◆ What you have to do ◆
Copy exactly the lines that run from the top of the listing to the line containing "barras = ax.barh(pos, valores, height=0.78, color=cor_barra)", both ends included, and omit the pictures.

◆ Data for processing ◆
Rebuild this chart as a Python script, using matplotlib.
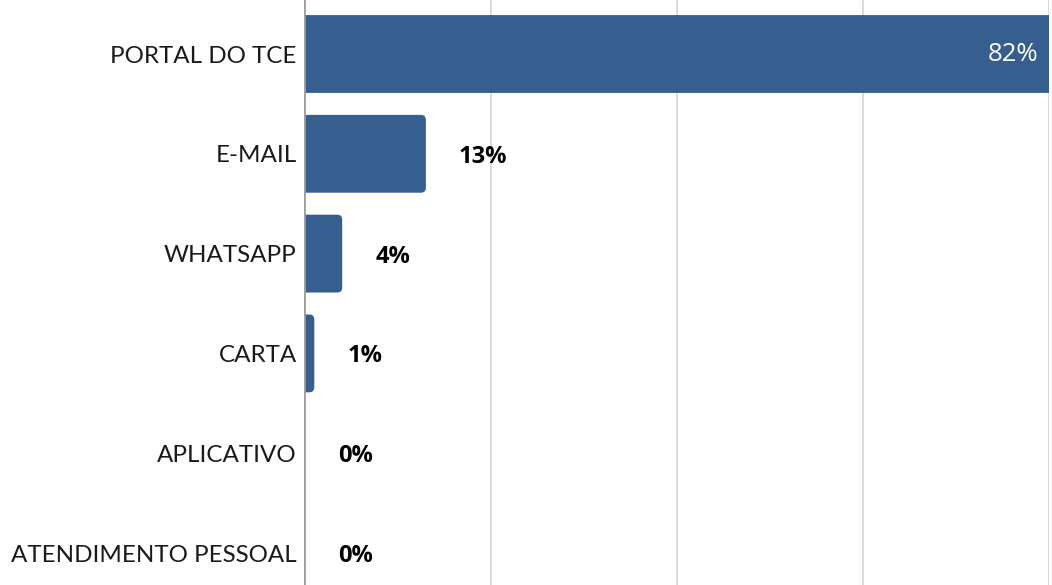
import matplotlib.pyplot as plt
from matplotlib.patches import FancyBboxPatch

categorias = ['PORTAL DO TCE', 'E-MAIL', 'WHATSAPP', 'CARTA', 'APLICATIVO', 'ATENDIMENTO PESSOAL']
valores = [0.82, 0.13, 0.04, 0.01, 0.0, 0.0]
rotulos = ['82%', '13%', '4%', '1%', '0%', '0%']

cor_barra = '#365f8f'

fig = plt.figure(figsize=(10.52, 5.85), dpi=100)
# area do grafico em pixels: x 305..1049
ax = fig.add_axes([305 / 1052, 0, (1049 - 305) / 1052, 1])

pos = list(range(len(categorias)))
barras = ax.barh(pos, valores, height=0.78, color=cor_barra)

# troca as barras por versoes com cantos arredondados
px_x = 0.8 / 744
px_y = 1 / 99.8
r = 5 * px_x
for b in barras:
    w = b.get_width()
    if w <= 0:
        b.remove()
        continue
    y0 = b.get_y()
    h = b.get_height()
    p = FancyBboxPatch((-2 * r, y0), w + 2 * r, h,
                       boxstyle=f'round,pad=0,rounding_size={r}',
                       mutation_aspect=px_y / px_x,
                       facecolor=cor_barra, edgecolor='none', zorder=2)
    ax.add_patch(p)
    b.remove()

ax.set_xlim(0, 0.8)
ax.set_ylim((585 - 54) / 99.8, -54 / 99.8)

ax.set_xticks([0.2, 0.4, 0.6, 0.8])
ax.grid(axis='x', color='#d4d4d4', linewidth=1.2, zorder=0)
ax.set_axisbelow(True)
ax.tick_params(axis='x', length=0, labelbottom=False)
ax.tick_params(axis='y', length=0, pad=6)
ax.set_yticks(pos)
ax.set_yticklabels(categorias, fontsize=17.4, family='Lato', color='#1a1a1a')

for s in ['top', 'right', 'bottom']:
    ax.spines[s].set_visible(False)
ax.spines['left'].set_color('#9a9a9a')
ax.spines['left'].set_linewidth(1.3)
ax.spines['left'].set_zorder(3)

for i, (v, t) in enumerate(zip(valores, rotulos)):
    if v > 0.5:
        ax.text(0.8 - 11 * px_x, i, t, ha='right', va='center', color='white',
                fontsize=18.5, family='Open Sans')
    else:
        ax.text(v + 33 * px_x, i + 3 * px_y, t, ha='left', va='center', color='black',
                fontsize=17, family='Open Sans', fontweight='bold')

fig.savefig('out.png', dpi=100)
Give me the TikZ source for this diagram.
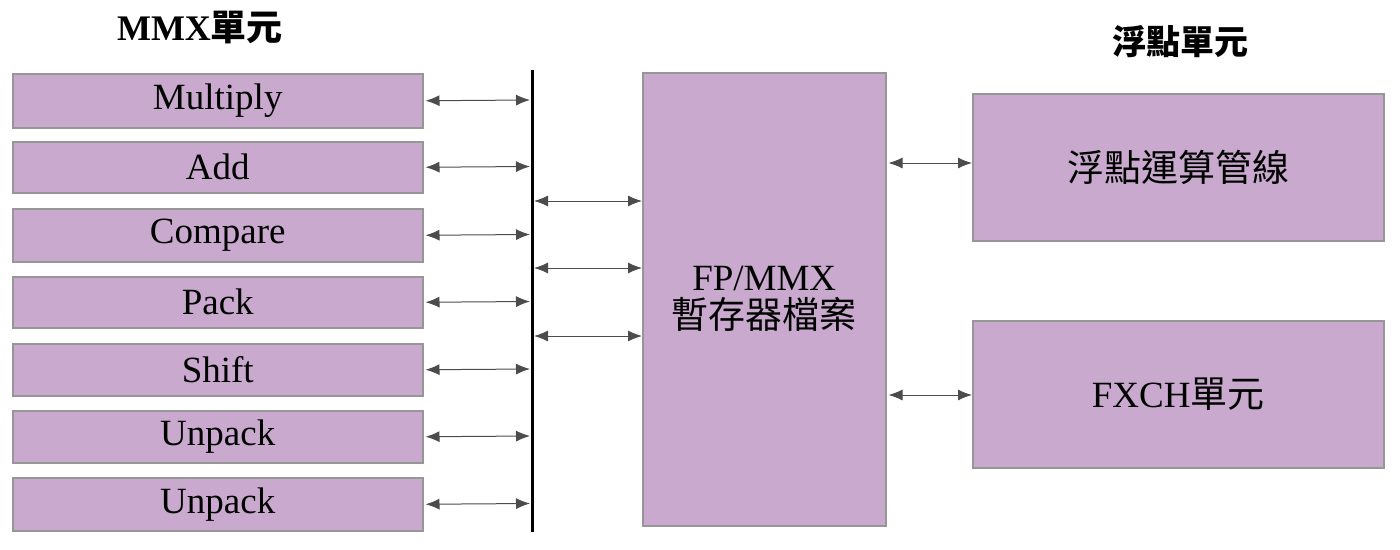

◆ Reply ◆
Rebuild this chart as a Python script, using matplotlib.
import matplotlib.pyplot as plt
from matplotlib.patches import FancyBboxPatch

categorias = ['PORTAL DO TCE', 'E-MAIL', 'WHATSAPP', 'CARTA', 'APLICATIVO', 'ATENDIMENTO PESSOAL']
valores = [0.82, 0.13, 0.04, 0.01, 0.0, 0.0]
rotulos = ['82%', '13%', '4%', '1%', '0%', '0%']

cor_barra = '#365f8f'

fig = plt.figure(figsize=(10.52, 5.85), dpi=100)
# area do grafico em pixels: x 305..1049
ax = fig.add_axes([305 / 1052, 0, (1049 - 305) / 1052, 1])

pos = list(range(len(categorias)))
barras = ax.barh(pos, valores, height=0.78, color=cor_barra)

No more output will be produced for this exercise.